No hidden division by zero occurs:

$$\cos\alpha,\cos\beta$$

could individually vanish in a right triangle, but the proof never divides by them without first introducing expressions where such divisions are already implicit in $\tan\alpha,\tan\beta$. In fact, the original hypothesis itself excludes $\alpha=\pi/2$ or $\beta=\pi/2$, since $\tan\alpha$ or $\tan\beta$ would be undefined. So this issue is harmless.

The main weakness is the central algebraic reduction in Lemma 1. The proof claims a substantial simplification without fully deriving it. The result is correct, but the presentation is incomplete at that point.
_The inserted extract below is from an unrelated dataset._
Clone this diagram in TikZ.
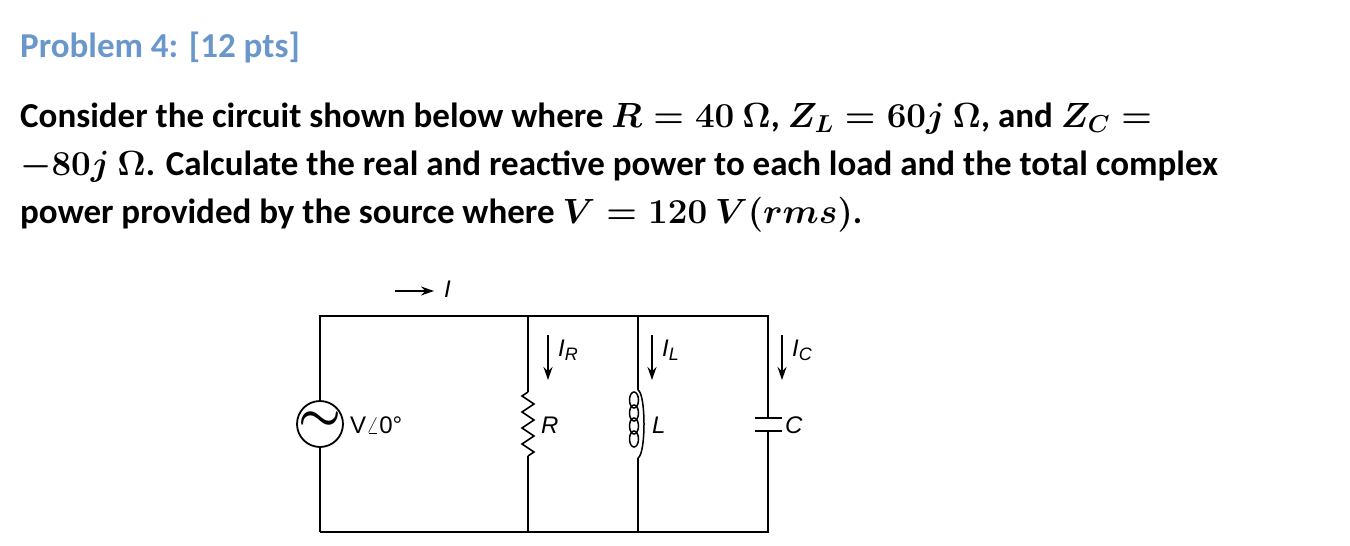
\documentclass[tikz,border=0pt]{standalone}
\usepackage{fix-cm}
\usepackage{fontspec}
\setmainfont{Carlito}
\newfontfamily\cfont{Liberation Sans}
\usetikzlibrary{arrows.meta}
\definecolor{ttl}{HTML}{6A97CB}
\begin{document}
\begin{tikzpicture}[x=1pt,y=-1pt,
  wire/.style={line width=2.2pt},
  txt/.style={anchor=base west,inner sep=0pt,font=\fontsize{35}{40}\selectfont\bfseries\boldmath},
  lab/.style={inner sep=0pt,font=\cfont\fontsize{24}{26}\selectfont},
  carr/.style={line width=1.8pt,-{Stealth[length=13pt,width=9pt]}}]
\useasboundingbox (0,0) rectangle (1350,546);
\node[txt,text=ttl] (t0) at (20,57) {Problem 4: [12 pts]};
\node[txt] (t1) at (20,127) {Consider the circuit shown below where $R=40\ \Omega$, $Z_L=60j\ \Omega$, and $Z_C=$};
\node[txt] (t2) at (20,175) {$-80j\ \Omega$. Calculate the real and reactive power to each load and the total complex};
\node[txt] (t3) at (20,223) {power provided by the source where $V=120\ V(rms)$.};
\coordinate (tl) at (320,316); \coordinate (bl) at (320,532);
\coordinate (tr) at (528,316); \coordinate (br) at (528,532);
\coordinate (tlL) at (638,316); \coordinate (blL) at (638,532);
\coordinate (tc) at (768,316); \coordinate (bc) at (768,532);
\node[draw,circle,line width=1.8pt,minimum size=46pt,inner sep=0pt] (src) at (320,424) {};
\node[inner sep=0pt,font=\fontsize{48}{48}\selectfont\boldmath] (tilde) at (320,421) {$\sim$};
\draw[wire] (bl) -- (src.south);
\draw[wire] (src.north) -- (tl) -- (tc) -- (768,418);
\draw[wire] (bl) -- (bc) -- (768,431);
\draw[wire] (tr) -- (528,392);
\draw[wire] (br) -- (528,456);
\draw[line width=1.6pt,line join=miter] (528,392) -- (522,396) -- (534,404) -- (522,412) -- (534,420) -- (522,428) -- (534,436) -- (522,444) -- (534,452) -- (528,456);
\draw[wire] (tlL) -- (638,390);
\draw[wire] (blL) -- (638,458);
\draw[line width=1.5pt] (638,390) .. controls (646,394) and (646,454) .. (638,458);
\foreach \k in {0,1,2,3} \draw[line width=1.5pt] (634,{400+13*\k}) ellipse (4.5 and 8);
\draw[line width=2pt] (755,418) -- (782,418) (755,431) -- (782,431);
\draw[carr] (395,291) -- (434,291);
\node[lab,anchor=west] (I) at (444,289) {\itshape I};
\node[lab,anchor=west] (V) at (350,425) {V$\angle$0\textdegree};
\node[lab,anchor=west] (R) at (541,425) {\itshape R};
\node[lab,anchor=west] (L) at (652,425) {\itshape L};
\node[lab,anchor=west] (C) at (785,425) {\itshape C};
\draw[carr] (548,335) -- (548,380);
\node[lab,anchor=west] (IR) at (558,350) {\itshape I\raisebox{-4pt}{\cfont\fontsize{18}{18}\selectfont R}};
\draw[carr] (652,335) -- (652,380);
\node[lab,anchor=west] (IL) at (662,350) {\itshape I\raisebox{-4pt}{\cfont\fontsize{18}{18}\selectfont L}};
\draw[carr] (782,335) -- (782,380);
\node[lab,anchor=west] (IC) at (792,350) {\itshape I\raisebox{-4pt}{\cfont\fontsize{18}{18}\selectfont C}};
\end{tikzpicture}
\end{document}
The final conclusion does follow from what was proved.

Summary

The overall strategy is correct. The proof uses the sine law to reduce the condition to a trigonometric identity and then derives $\alpha=\beta$.

The only substantial flaw is that the core simplification in Lemma 1 is not rigorously carried out. Several manipulations are sketched, partially abandoned, and then the desired equation is asserted “after cancellation.” A careful grader would require the missing algebra to be written explicitly.

This is a repairable justification gap, not a fundamentally incorrect argument.

VERDICT: FAIL - the crucial reduction in Lemma 1 is asserted without a complete derivation, leaving a nontrivial algebraic gap in the proof.